Last night I had a conversation with my 10yr old son about when he and his sisters were born.
It started off because of a conversation I had had with his teacher that morning. She had told me he had been telling her that he blamed himself for my miscarriage 9 years ago. That it was his fault because he had made me go to the zoo and he was the only child so he must have been naughty and that the baby was a boy and because he killed his brother that's why he only had sisters.
When I heard this my heart broke, as I realised he knew more about my miscarriage than I realised and the time had come to tell the truth.
The comment about the zoo really got to me because my biggest secret is I fear I am to blame for the loss of the baby!
I found out I was pregnant again around his first birthday and we were all thrilled as we wanted a brother or a sister for him. At the time I was working for social services as a support worker working with adults and children with special needs in the community and one of the clients I looked after every other Saturday was a teenage boy with a mental age of a much younger child.

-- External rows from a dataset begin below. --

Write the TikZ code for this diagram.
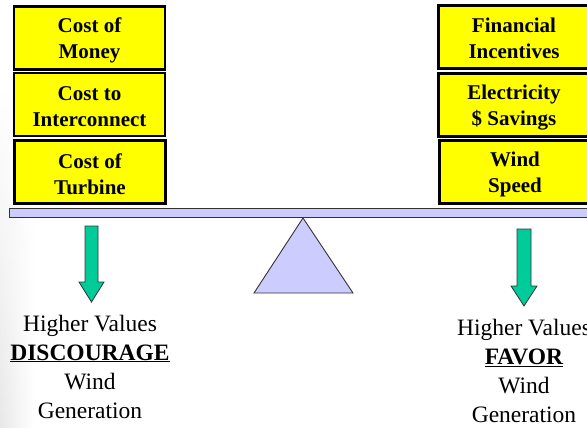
\documentclass[tikz,border=0pt]{standalone}
\usepackage{fontspec}
\setmainfont{Liberation Serif}
\usetikzlibrary{fadings}
\definecolor{beamcol}{HTML}{CCCCFF}
\definecolor{arrowcol}{HTML}{00CC99}
\definecolor{boxcol}{HTML}{FFFF00}
\begin{document}
\begin{tikzpicture}[x=1pt,y=-1pt,
  factor/.style={draw=black,line width=2.6pt,fill=boxcol,minimum width=151pt,minimum height=63pt,inner sep=0pt},
  factortext/.style={align=center,font=\fontsize{21}{25.5}\selectfont\bfseries,inner sep=0pt},
  support/.style={draw=black!80,line width=0.9pt,fill=beamcol},
  downarrow/.style={draw=black!80,line width=0.8pt,fill=arrowcol},
  effect/.style={align=center,font=\fontsize{23.5}{29}\selectfont,inner sep=0pt}]
\useasboundingbox (0,0) rectangle (587,428);
\clip (0,0) rectangle (587,428);
\fill[white] (0,0) rectangle (587,428);
\shade[left color=black!9, right color=white, path fading=north] (0,90) rectangle (34,428);
% left boxes
\node[factor] (money) at (89.5,38) {};
\node[factor] (inter) at (89.5,104.5) {};
\node[factor] (turb) at (90,172) {};
\node[factortext] (moneyt) at ([yshift=-2.5pt]money.center) {Cost of\\Money};
\node[factortext] (intert) at ([yshift=-2pt]inter.center) {Cost to\\Interconnect};
\node[factortext] (turbt) at ([yshift=-2pt]turb.center) {Cost of\\Turbine};
% right boxes
\node[factor] (fin) at (514,37) {};
\node[factor] (elec) at (514,105) {};
\node[factor] (wind) at (515,172) {};
\node[factortext] (fint) at ([yshift=-1.5pt]fin.center) {Financial\\Incentives};
\node[factortext] (elect) at ([yshift=-2.5pt]elec.center) {Electricity\\\$ Savings};
\node[factortext] (windt) at ([yshift=-2.5pt]wind.center) {Wind\\Speed};
% beam
\draw[support] (9,208.5) rectangle (600,217);
% fulcrum
\draw[support] (303,218) -- (353,293) -- (254,293) -- cycle;
% arrows
\draw[downarrow] (85,226) -- (98,226) -- (98,282) -- (104,282) -- (91.5,302) -- (79,282) -- (85,282) -- cycle;
\draw[downarrow] (517,229) -- (531,229) -- (531,286) -- (537,286) -- (524,306) -- (511,286) -- (517,286) -- cycle;
% texts
\node[effect] (disc) at (90,366.5) {Higher Values\\\textbf{\underline{DISCOURAGE}}\\Wind\\Generation};
\node[effect] (favor) at (524,370.5) {Higher Values\\\textbf{\underline{FAVOR}}\\Wind\\Generation};
\end{tikzpicture}
\end{document}
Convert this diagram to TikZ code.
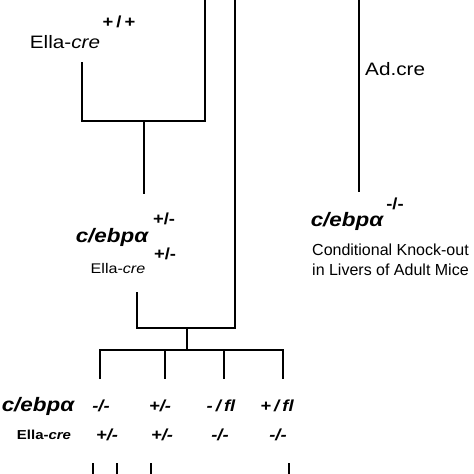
\documentclass[tikz,border=0pt]{standalone}
\usepackage{graphicx}
\usepackage{fontspec}
\setmainfont{Liberation Sans}

\newcommand\wide[1]{\scalebox{1.15}[1]{#1}}

\tikzset{
  wire/.style={line width=1.2pt},
  gene/.style={inner sep=0pt, font=\bfseries\itshape\fontsize{19.5}{22}\selectfont},
  allele/.style={inner sep=0pt, font=\bfseries\fontsize{16}{18}\selectfont},
  cross/.style={inner sep=0pt, font=\bfseries\itshape\fontsize{16}{18}\selectfont},
  plain/.style={inner sep=0pt, font=\fontsize{18}{21}\selectfont},
}

\begin{document}
\begin{tikzpicture}[x=1pt,y=-1pt]
  \useasboundingbox (0,0) rectangle (474,474);

  % parents
  \node[plain] (ella) at (65,42) {\wide{Ella-\textit{cre}}};
  \node[allele] (ellasup) at (119,22) {\wide{+\,/\,+}};
  \node[plain] (adcre) at (365,69) [anchor=west] {\wide{Ad.cre}};

  % F1
  \node[gene] (cebpF) at (112,237) {\wide{c/ebpα}};
  \node[allele] (cebpFsup) at (164,219) {\wide{+/-}};
  \node[inner sep=0pt, font=\fontsize{14}{17}\selectfont] (ellaF) at (118,268) {\wide{Ella-\textit{cre}}};
  \node[allele] (ellaFsup) at (165,254) {\wide{+/-}};

  % conditional knock-out
  \node[gene] (ko) at (347,221) {\wide{c/ebpα}};
  \node[allele] (kosup) at (395,204) {\wide{-/-}};
  \node[anchor=north west, inner sep=0pt, align=left,
        font=\fontsize{16}{20}\selectfont] (kotext) at (312,244)
        {Conditional Knock-out\\in Livers of Adult Mice};

  % F2 genotypes
  \node[gene] (cebpG) at (38,406) {\wide{c/ebpα}};
  \node[plain, font=\bfseries\fontsize{13}{16}\selectfont] (ellaG) at (44,435) {\wide{Ella-\textit{cre}}};
  \node[cross] (g1) at (101,406) {\wide{-/-}};
  \node[cross] (g2) at (160,406) {\wide{+/-}};
  \node[cross] (g3) at (221,406) {\wide{-\,/\,f{}l}};
  \node[cross] (g4) at (277,406) {\wide{+\,/\,f{}l}};
  \node[cross] (e1) at (107,435) {\wide{+/-}};
  \node[cross] (e2) at (162,435) {\wide{+/-}};
  \node[cross] (e3) at (220,435) {\wide{-/-}};
  \node[cross] (e4) at (278,435) {\wide{-/-}};

  % first cross
  \draw[wire] (82,62) |- (205,121) -- (205,0);
  \draw[wire] (144,121) -- (144,194);
  \draw[wire] (359,0) -- (359,192);

  % second cross
  \draw[wire] (235,0) |- (137,328) -- (137,292);
  \draw[wire] (187,328) -- (187,350);
  \draw[wire] (100,379) |- (283,350) -- (283,379);
  \draw[wire] (165,350) -- (165,379);
  \draw[wire] (224,350) -- (224,379);

  \foreach \x in {93,117,151,289}
    \draw[wire] (\x,463) -- (\x,474);
\end{tikzpicture}
\end{document}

I knew I was pregnant and had informed work so that changes had been made to ensure the safety of myself and my unborn child and this boy was one of the clients that I kept. One Saturday when I went to pick him up his mother suggested I took him to a nearby petting zoo and I agreed thinking it was a good idea. It was spring and whilst I knew to stay away from sheep because they carry a disease which causes a miscarriage, it never occurred to me to keep away from lambs!
About a week or so later I was walking down the main high street in the busy city centre of Chester when I was tripped up by a blind man with a stick. Now whilst I could see him coming and I tried to get out of his way, he obviously didn't realise how busy the pavement was and he was walking pretty fast. We collided and both went flying and whilst everyone rushed to his aid, no one came to me at all and I remember bursting into tears, worried I had hurt my unborn baby. My fears soon became true as a few days later I began to bleed and discovered I had lost my baby (see my miscarriage story here and here)
After my miscarriage and the D&C I received a telephone call from the hospital who said that the results had shown I had an infection but they denied that it had caused my miscarriage and I was given some antibiotics. I trusted what they said and took the medication. Two short weeks after the miscarriage I conceived my 8 year old and went on to have a trouble-free pregnancy (her delivery was something completely different read about it here and here!)
As time passed I learnt that you should stay away from lambs as well as sheep and I began to wonder about the miscarriage, the petting zoo and the infection and wondered if they were linked. Then a couple of years ago I spied something on my notes saying that the baby had died at 6 or 8 weeks pregnant, even though I was 13 weeks pregnant when I miscarried! I realised that that was the time I went to the petting zoo and this meant that I had caused my miscarriage! Something I will have to live with for the rest of my life!
So last night I sat with my son and reassured him that he was not to blame for my miscarriage. That no matter how naughty he had been, it would not have caused it and that sometimes, for no reason at all, sometimes babies died and women suffer miscarriages or stillbirth. That sometimes there was no reason at all, they just happened!
I admitted to him about the petting zoo and that it wasn't him I took. That if anyone was to blame, it wasn't him it was me! He gave me a hug and told me it wasn't my fault either and he didn't blame me!